GHOST LIGHT (2020)
Duration: 06:10 min
Inkeri Aula (b. 1978, Finland)
Mark Niskanen (b. 1991, USSR)
Jani-Matti Salo (b. 1984, Finland)
In collaboration with SENSOTRA research project.
The work is filmed at the Small Stage of the Finnish National Theatre on May 22, 2020. The theatre was closed from public due to the COVID-19 pandemic.
Ghost Light is an installation, in which observations of interconnectedness of species are shared through the undulating light on an empty theatre stage.
It is a custom for many theatres around the world to leave a light in the middle of a stage overnight. This light is called the ghost light. Its function is to protect—preventing the theatre workers from stumbling on stage in the mornings or falling into the orchestra pit from the edge of the stage.
Theatres also have many superstitious customs relating to the ghost light. Many keep the light on to appease the theatre ghosts, so that they would be able to use the stage for their own performances. On the other hand, some theatres believe that the light keeps the ghosts away.
In the Spring of 2020, as the COVID-19 virus started spreading globally, the theatres began closing around the world. Pictures of empty stages and ghost lights started appearing in social media. The message was unilateral: “We will return!” In the shimmer of the ghost lights there is hope towards solidarity during and after the social isolation caused by the global pandemic.
Ghost Light explores the notion of the metaphorical “ghosts” of our environment. These ghosts [1] are present everywhere: in the radiation of a nuclear disaster, in every pebble on the ground, as well as in the fossil fuel that keeps the ghost light in the middle of an empty theatre stage on. The ghosts remind us that the past is still present—and it should not be forgotten.
Awareness of “ghosts” also questions the notion of human exceptionality in relation to other beings and organisms, revealing their interconnectedness. It is time for the human species to coalesce around stories of the more-than-human.
Ghost Light urges to pause, observe, and listen to what the “ghosts” of our environment have to tell us. The text of the installation has been gathered from the archives of the multinational five-year research project, SENSOTRA (Sensory Transformations and Transgenerational Environmental Relationships in Europe 1950-2020). The research has recorded sensobiographic walking interviews, in which people of different generations reflect on the changes of their living environments in the past decades. In Ghost Light, the light in the middle of the stage is undulating to the sounds of the fragments of these accounts.

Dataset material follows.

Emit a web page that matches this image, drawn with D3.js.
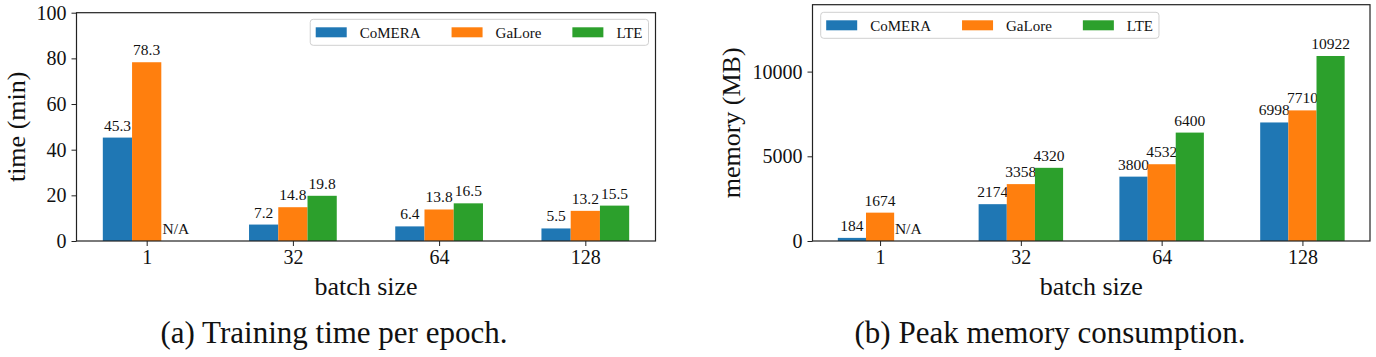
<!DOCTYPE html>
<html lang="en">
  <head>
    <meta charset="UTF-8" />
    <title>time and memory</title>
    <style>
      body { margin: 0; background: #fff; }
      svg text { font-family: 'Liberation Serif', 'DejaVu Serif', serif !important; fill: #111; }
    </style>
  </head>
  <body>
    <svg id="svg" width="1376" height="357"></svg>
    <script src="https://cdn.jsdelivr.net/npm/d3@7"></script>
    <script>
      // data
      const batchSizes = ['1', '32', '64', '128']
      const seriesNames = ['CoMERA', 'GaLore', 'LTE']
      const seriesColors = ['#1f77b4', '#ff7f0e', '#2ca02c']

      const timeCoMERA = [45.3, 7.2, 6.4, 5.5]
      const timeGaLore = [78.3, 14.8, 13.8, 13.2]
      const timeLTE = [null, 19.8, 16.5, 15.5] // N/A for batch 1

      const memCoMERA = [184, 2174, 3800, 6998]
      const memGaLore = [1674, 3358, 4532, 7710]
      const memLTE = [null, 4320, 6400, 10922]

      const timeTicks = [0, 20, 40, 60, 80, 100]
      const memTicks = [0, 5000, 10000]

      const svg = d3.select('#svg')
      const serif = "'Liberation Serif', 'DejaVu Serif', serif"

      function drawChart(o) {
        const g = svg.append('g')
        const x = d3.scaleLinear().domain([-0.48, 3.48]).range([o.left, o.right])
        const y = d3.scaleLinear().domain(o.yDomain).range([o.bottom, o.top])
        const bw = 0.2

        // bars
        o.series.forEach((vals, s) => {
          const off = (s - 1) * bw
          const items = vals.map((v, i) => ({ v: v, i: i }))
          g.selectAll(null)
            .data(items.filter((d) => d.v !== null))
            .enter()
            .append('rect')
            .attr('x', (d) => x(d.i + off - bw / 2))
            .attr('width', (d) => x(bw) - x(0))
            .attr('y', (d) => y(d.v))
            .attr('height', (d) => y(0) - y(d.v))
            .attr('fill', seriesColors[s])

          g.selectAll(null)
            .data(items)
            .enter()
            .append('text')
            .attr('x', (d) => x(d.i + off))
            .attr('y', (d) => y(d.v === null ? 0 : d.v) - 7)
            .attr('text-anchor', 'middle')
            .attr('font-size', 15.5)
            .text((d) => (d.v === null ? 'N/A' : o.fmt(d.v)))
        })

        // axes
        const ya = d3.axisLeft(y).tickValues(o.ticks).tickFormat(d3.format('d')).tickSize(5).tickPadding(5)
        const gy = g.append('g').attr('transform', `translate(${o.left},0)`).call(ya)
        const xa = d3
          .axisBottom(x)
          .tickValues(d3.range(batchSizes.length))
          .tickFormat((d) => batchSizes[d])
          .tickSize(5)
          .tickPadding(4)
        const gx = g.append('g').attr('transform', `translate(0,${o.bottom})`).call(xa)
        ;[gx, gy].forEach((a) => {
          a.attr('font-family', null).attr('font-size', null)
          a.select('.domain').remove()
          a.selectAll('line').attr('stroke', '#222')
          a.selectAll('text').style('font-size', '20px').style('font-family', serif).attr('fill', '#111')
        })

        // frame
        g.append('rect')
          .attr('x', o.left)
          .attr('y', o.top)
          .attr('width', o.right - o.left)
          .attr('height', o.bottom - o.top)
          .attr('fill', 'none')
          .attr('stroke', '#222')
          .attr('stroke-width', 1.2)

        // axis titles
        g.append('text')
          .attr('x', (o.left + o.right) / 2)
          .attr('y', o.bottom + 54)
          .attr('text-anchor', 'middle')
          .attr('font-size', 26)
          .text('batch size')
        g.append('text')
          .attr('transform', `translate(${o.ylabX},${(o.top + o.bottom) / 2}) rotate(-90)`)
          .attr('text-anchor', 'middle')
          .attr('dy', '0.35em')
          .attr('font-size', 26)
          .text(o.ylabel)

        // legend
        const lg = g.append('g')
        const box = lg.append('rect')
        let cx = o.legX + 5.5
        const cy = o.legY + 13
        seriesNames.forEach((name, s) => {
          lg.append('rect').attr('x', cx).attr('y', cy - 5).attr('width', 31).attr('height', 10).attr('fill', seriesColors[s])
          const t = lg
            .append('text')
            .attr('x', cx + 44)
            .attr('y', cy)
            .attr('dy', '0.35em')
            .attr('font-size', 15)
            .text(name)
          cx = cx + 44 + t.node().getComputedTextLength() + 31
        })
        const legW = cx - 31 + 6 - o.legX
        box
          .attr('x', o.legX)
          .attr('y', o.legY)
          .attr('width', legW)
          .attr('height', 26)
          .attr('rx', 3)
          .attr('fill', '#fff')
          .attr('fill-opacity', 0.8)
          .attr('stroke', '#d0d0d0')
        if (o.legAnchor === 'right') {
          lg.attr('transform', `translate(${o.right - 7 - legW - o.legX},0)`)
        }

        // caption
        svg.append('text')
          .attr('x', o.capX)
          .attr('y', 343)
          .attr('text-anchor', 'middle')
          .attr('font-size', 31)
          .text(o.caption)
      }

      drawChart({
        left: 76.5,
        right: 655.5,
        top: 12.7,
        bottom: 241,
        yDomain: [0, 100],
        ticks: timeTicks,
        series: [timeCoMERA, timeGaLore, timeLTE],
        fmt: (v) => v.toFixed(1),
        ylabel: 'time (min)',
        ylabX: 16,
        legX: 0,
        legY: 19.3,
        legAnchor: 'right',
        caption: '(a) Training time per epoch.',
        capX: 334,
      })

      drawChart({
        left: 812.5,
        right: 1370,
        top: 4.7,
        bottom: 241,
        yDomain: [0, 13950],
        ticks: memTicks,
        series: [memCoMERA, memGaLore, memLTE],
        fmt: (v) => String(v),
        ylabel: 'memory (MB)',
        ylabX: 731,
        legX: 820.7,
        legY: 12.3,
        legAnchor: 'left',
        caption: '(b) Peak memory consumption.',
        capX: 1050,
      })
    </script>
  </body>
</html>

Inkeri Aula is a cultural anthropologist who studies changing environmental relationships and shared sensory experiences across generations. Aula’s diverse research themes include translocal communality, sensory relationships with the environment, social imagination, Brazilian research, and multisensory ethnography. Currently she conducts postdoctoral research about creativity and healthy ageing in Aalto University. uef.academia.edu/InkeriAula
Mark Niskanen and Jani-Matti Salo create multidisciplinary installations that weave together everyday phenomena and technologies. Their work draws on their respective backgrounds in music, lens-based media, audiovisual research and scenography. The duo’s recent works have delved into the world of the senses, human interactions, memories, experiences of solitude and togetherness, and their associations with global themes. Their work takes the form of site-sensitive situations of a personal, amorphous and ephemeral nature. www.niskanensalo.com
Special thanks to the Finnish National Theatre, Kalle Ropponen, Noora Dadu, Eliel Kilkki, Teemu Vilén, and Outi Järvinen / Arts Management Helsinki. This work was partly supported by Taike - Art Promotion Centre Finland through a working grant for Mark Niskanen and Jani-Matti Salo. Inkeri Aula's work received funding from the European Research Council (ERC) under the Horizon 2020 research and innovation programme (694893).
[1] The anthology Arts Of Living On A Damaged Planet (Anna Tsing, Heather Swanson, Elaine Gan, Nils Bubandt, 2017) calls on a large number of eminent humanists and scientists to revitalize curiosity, observation, and transdisciplinary conversation about life on earth. The notion of “ghosts” is used as a foundation for interdisciplinary discourse.